K1 is our school. Everything we learn from its stumbles becomes the spine of what follows.
H1 is the question K1 answers. When you have mastered the ground with four legs, you ask: what does it take to stand on two? H1 is the evolution — taller, more complex, more precarious, and for those reasons, more meaningful.
H1 does not imitate the human. It understands why the human form works — and builds from that understanding.
We build with 3D-printed materials not despite their limits, but because of them. The machine that works within constraints has solved a deeper problem than the one built with infinite budget.
The quadruped precedes the humanoid. K1 is not a stepping stone — it is the foundation. Every gait cycle, every fall recovery, every learned balance is knowledge that H1 inherits.

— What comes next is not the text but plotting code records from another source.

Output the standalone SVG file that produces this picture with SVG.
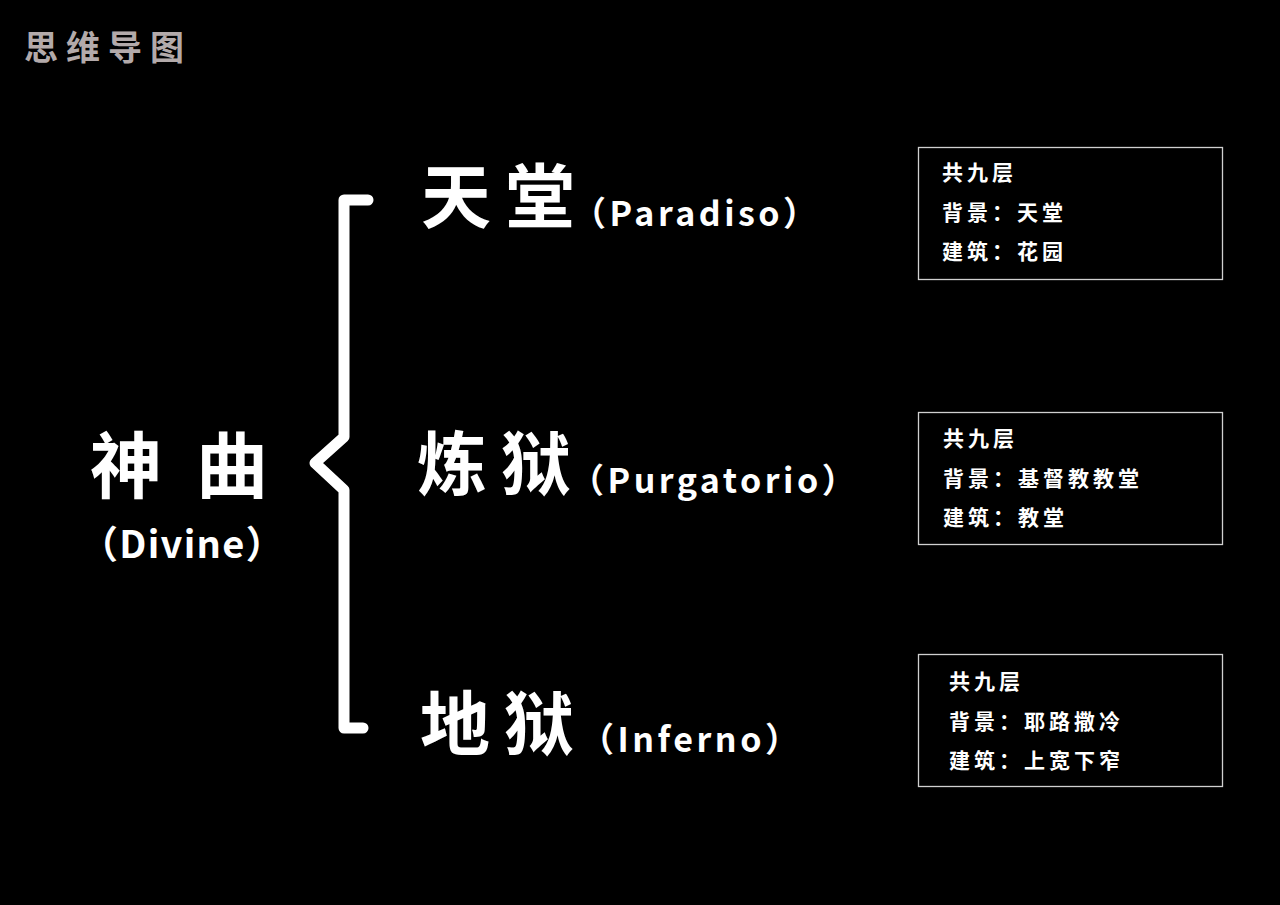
<svg xmlns="http://www.w3.org/2000/svg" width="1280" height="905" viewBox="0 0 1280 905">
<style>
.t{font-family:"Noto Sans CJK SC","Noto Sans",sans-serif;font-weight:bold;fill:#fff}
.big{font-size:70px;letter-spacing:14px}
.lat{font-size:34px;letter-spacing:3.5px}
.info{font-size:21px;letter-spacing:4px}
.box{fill:none;stroke:#d0d0d0;stroke-width:1.3}
</style>
<rect width="1280" height="905" fill="#000"/>
<text class="t" x="24" y="60" style="font-size:34px;letter-spacing:8px;fill:#b3aaaa">思维导图</text>
<g id="root">
<text class="t" x="90" y="492" style="font-size:72px">神</text>
<text class="t" x="196" y="492" style="font-size:72px">曲</text>
<text class="t" x="80" y="558" style="font-size:38px;letter-spacing:1.3px">（Divine）</text>
</g>
<g id="connectors">
<path d="M368,200 L344,200 L344,437 L315,463 L344,490 L344,728 L363,728" fill="none" stroke="#fff" stroke-width="11" stroke-linecap="round" stroke-linejoin="round"/>
</g>
<g id="paradiso">
<text class="t big" x="421" y="223">天堂</text>
<text class="t lat" x="572" y="226">（Paradiso）</text>
</g>
<g id="purgatorio">
<text class="t big" x="417" y="490">炼狱</text>
<text class="t lat" x="570" y="493">（Purgatorio）</text>
</g>
<g id="inferno">
<text class="t big" x="420" y="750">地狱</text>
<text class="t lat" x="580" y="752">（Inferno）</text>
</g>
<g id="info1">
<rect class="box" x="918.5" y="147.5" width="304" height="132"/>
<text class="t info" x="942" y="180">共九层</text>
<text class="t info" x="942" y="220">背景：天堂</text>
<text class="t info" x="942" y="259">建筑：花园</text>
</g>
<g id="info2">
<rect class="box" x="918.5" y="412.5" width="304" height="132"/>
<text class="t info" x="943" y="446">共九层</text>
<text class="t info" x="943" y="486">背景：基督教教堂</text>
<text class="t info" x="943" y="525">建筑：教堂</text>
</g>
<g id="info3">
<rect class="box" x="918.5" y="654.5" width="304" height="132"/>
<text class="t info" x="949" y="689">共九层</text>
<text class="t info" x="949" y="729">背景：耶路撒冷</text>
<text class="t info" x="949" y="768">建筑：上宽下窄</text>
</g>
</svg>
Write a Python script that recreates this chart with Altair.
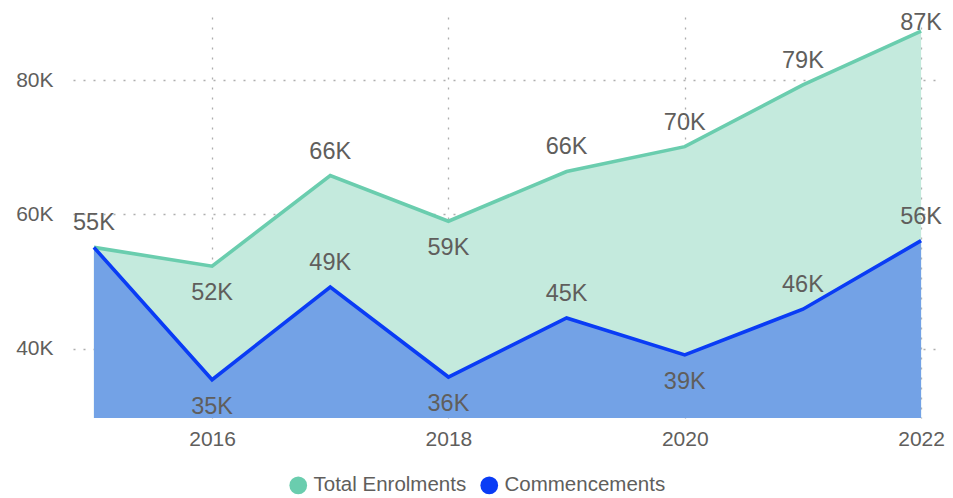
import altair as alt
import pandas as pd

years = [2015, 2016, 2017, 2018, 2019, 2020, 2021, 2022]
total_enrolments = [55100, 52300, 65800, 59000, 66400, 70100, 79300, 87300]
commencements = [55100, 35400, 49200, 35800, 44600, 39100, 45900, 56100]
series_names = ["Total Enrolments", "Commencements"]
line_colors = ["#6ACDAE", "#0A3CF5"]
area_colors = ["#C4EADD", "#73A2E6"]
y_ticks = [40000, 60000, 80000]
x_ticks = [2016, 2018, 2020, 2022]

TEXT = "#605E5C"
FONT = "Liberation Sans"


def fmt(v):
    return f"{round(v / 1000)}K"


rows = []
all_vals = [total_enrolments, commencements]
for si, (name, vals) in enumerate(zip(series_names, all_vals)):
    for i, (yr, v) in enumerate(zip(years, vals)):
        prev = vals[i - 1] if i > 0 else None
        nxt = vals[i + 1] if i < len(vals) - 1 else None
        is_min = (prev is None or v < prev) and (nxt is None or v < nxt)
        label = fmt(v)
        show = True
        if si == 1 and fmt(total_enrolments[i]) == label:
            show = False  # coincides with the total label
        rows.append(dict(series=name, year=yr, value=v, label=label,
                         below=bool(is_min), show=show))
df = pd.DataFrame(rows)

x_enc = alt.X(
    "year:Q",
    scale=alt.Scale(domain=[2014.823, 2022.143], nice=False, zero=False),
    axis=alt.Axis(values=x_ticks, format="d", title=None, labelPadding=10),
)
y_scale = alt.Scale(domain=[29700, 89400], nice=False, zero=False)
y_enc = alt.Y(
    "value:Q",
    scale=y_scale,
    axis=alt.Axis(values=y_ticks, labelExpr="datum.value / 1000 + 'K'",
                  title=None, labelPadding=20),
)

base = alt.Chart(df)
layers = []
for i, name in enumerate(series_names):
    layers.append(
        base.transform_filter(alt.datum.series == name)
        .mark_area(color=area_colors[i], opacity=1, clip=True)
        .encode(x=x_enc, y=y_enc)
    )
for i, name in enumerate(series_names):
    layers.append(
        base.transform_filter(alt.datum.series == name)
        .mark_line(color=line_colors[i], strokeWidth=3.6, clip=True)
        .encode(x=x_enc, y=y_enc)
    )

legend_pts = base.mark_point(filled=True, clip=True).encode(
    x=x_enc,
    y=y_enc,
    size=alt.value(0),
    color=alt.Color(
        "series:N",
        scale=alt.Scale(domain=series_names, range=line_colors),
        legend=alt.Legend(
            orient="none", legendX=215, legendY=458, direction="horizontal",
            title=None, symbolType="circle", symbolSize=314,
            symbolStrokeWidth=0, symbolOpacity=1,
            labelFontSize=20.5, labelColor=TEXT, labelFont=FONT, labelLimit=400,
            labelOffset=5, columnPadding=12, padding=0,
        ),
    ),
)
layers.append(legend_pts)

above = (
    base.transform_filter("datum.show && !datum.below")
    .transform_calculate(label_y="min(datum.value, 85000)")
    .mark_text(dy=-17, baseline="alphabetic", fontSize=23.5, color=TEXT, font=FONT)
    .encode(x=x_enc, y=alt.Y("label_y:Q", scale=y_scale), text="label:N")
)
below = (
    base.transform_filter("datum.show && datum.below")
    .mark_text(dy=34, baseline="alphabetic", fontSize=23.5, color=TEXT, font=FONT)
    .encode(x=x_enc, y=alt.Y("value:Q", scale=y_scale), text="label:N")
)
layers += [above, below]

chart = (
    alt.layer(*layers)
    .properties(
        width=865, height=401,
        autosize=alt.AutoSizeParams(type="none"),
        padding={"left": 65, "top": 9, "right": 7, "bottom": 78},
    )
    .configure_view(stroke=None)
    .configure_axis(
        domain=False, ticks=False, grid=True, gridColor="#9a9a9a",
        gridOpacity=0.8, gridDash=[2, 8], gridWidth=1.3,
        labelFontSize=21, labelColor=TEXT, labelFont=FONT, zindex=1,
    )
)

chart.save("out.html", embed_options={"renderer": "svg", "actions": False})
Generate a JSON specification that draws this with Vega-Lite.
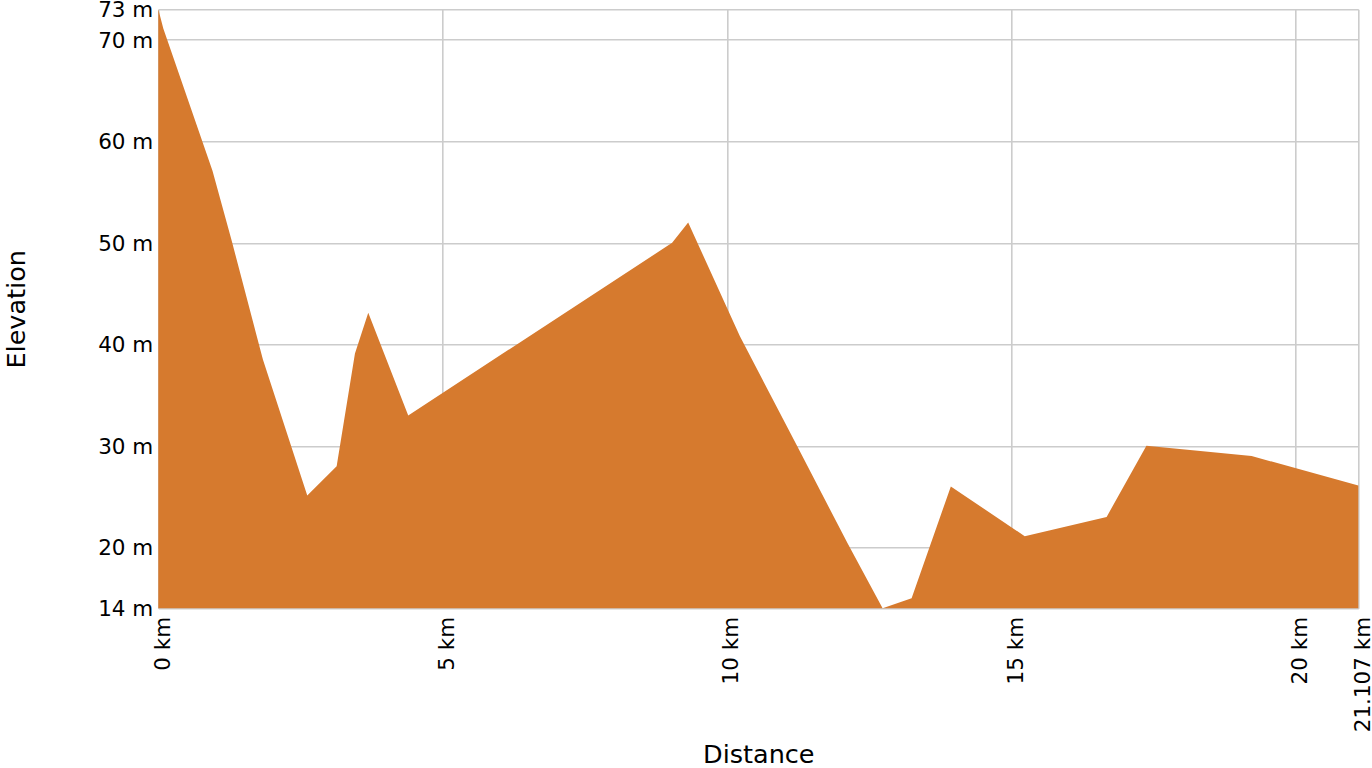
{
  "$schema": "https://vega.github.io/schema/vega-lite/v6.json",
  "width": 1200,
  "height": 599,
  "autosize": {"type": "none"},
  "padding": {"left": 158.3, "top": 9.3, "right": 13.7, "bottom": 159.7},
  "background": "white",
  "config": {
    "view": {"stroke": null},
    "font": "DejaVu Sans",
    "axis": {
      "labelFont": "DejaVu Sans",
      "titleFont": "DejaVu Sans",
      "labelColor": "#000000",
      "titleColor": "#000000",
      "titleFontWeight": "normal",
      "gridColor": "#cccccc",
      "gridWidth": 1.6,
      "domain": false,
      "ticks": false
    }
  },
  "data": {
    "values": [
      {"dist": 0, "ele": 73},
      {"dist": 0.088, "ele": 71.1},
      {"dist": 0.953, "ele": 57.1},
      {"dist": 1.296, "ele": 50.1},
      {"dist": 1.84, "ele": 38.5},
      {"dist": 2.62, "ele": 25.1},
      {"dist": 3.137, "ele": 28.0},
      {"dist": 3.459, "ele": 39.1},
      {"dist": 3.693, "ele": 43.1},
      {"dist": 4.396, "ele": 33.0},
      {"dist": 9.038, "ele": 50.0},
      {"dist": 9.32, "ele": 52.0},
      {"dist": 10.23, "ele": 40.8},
      {"dist": 11.225, "ele": 30.1},
      {"dist": 12.133, "ele": 20.3},
      {"dist": 12.74, "ele": 14.0},
      {"dist": 13.25, "ele": 15.0},
      {"dist": 13.94, "ele": 26.0},
      {"dist": 15.24, "ele": 21.1},
      {"dist": 16.68, "ele": 23.0},
      {"dist": 17.38, "ele": 30.0},
      {"dist": 19.23, "ele": 29.0},
      {"dist": 21.107, "ele": 26.1}
    ]
  },
  "mark": {"type": "area", "color": "#D67A2E", "interpolate": "linear"},
  "encoding": {
    "x": {
      "field": "dist",
      "type": "quantitative",
      "scale": {"domain": [0, 21.107], "nice": false, "zero": false},
      "axis": {
        "title": "Distance",
        "values": [0, 5, 10, 15, 20, 21.107],
        "labelExpr": "datum.value + ' km'",
        "labelAngle": -90,
        "labelAlign": "right",
        "labelBaseline": "middle",
        "labelFontSize": 21.5,
        "labelPadding": 8,
        "labelOffset": 5,
        "labelFlush": false,
        "labelOverlap": false,
        "titleFontSize": 25.5,
        "titleX": 600,
        "titleY": 154,
        "titleAlign": "center",
        "titleBaseline": "alphabetic",
        "titleAngle": 0
      }
    },
    "y": {
      "field": "ele",
      "type": "quantitative",
      "scale": {"domain": [14, 73], "nice": false, "zero": false},
      "axis": {
        "title": "Elevation",
        "values": [14, 20, 30, 40, 50, 60, 70, 73],
        "labelExpr": "datum.value + ' m'",
        "labelFontSize": 21.5,
        "labelPadding": 5.5,
        "labelOffset": 1.5,
        "labelFlush": false,
        "labelOverlap": false,
        "titleFontSize": 25.5,
        "titleX": -134.3,
        "titleY": 299.5,
        "titleAlign": "center",
        "titleBaseline": "alphabetic",
        "titleAngle": -90
      }
    },
    "y2": {"datum": 14}
  }
}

A robot does not think with its processor alone. It thinks with its legs, its joints, its material response to the world. We design intelligence and structure as a single unified system.
We do not hide our falls. Every stumble of K1 is logged, studied, and fed forward. Failure is not the opposite of progress — it is the mechanism of it.
Our designs, our learnings, our mistakes — shared openly. The future of robotics is not owned. It is built collectively, one printed part at a time.
We are not in the business of demos or renders. We are in the business of machines that actually move — in real space, on real ground, under real conditions.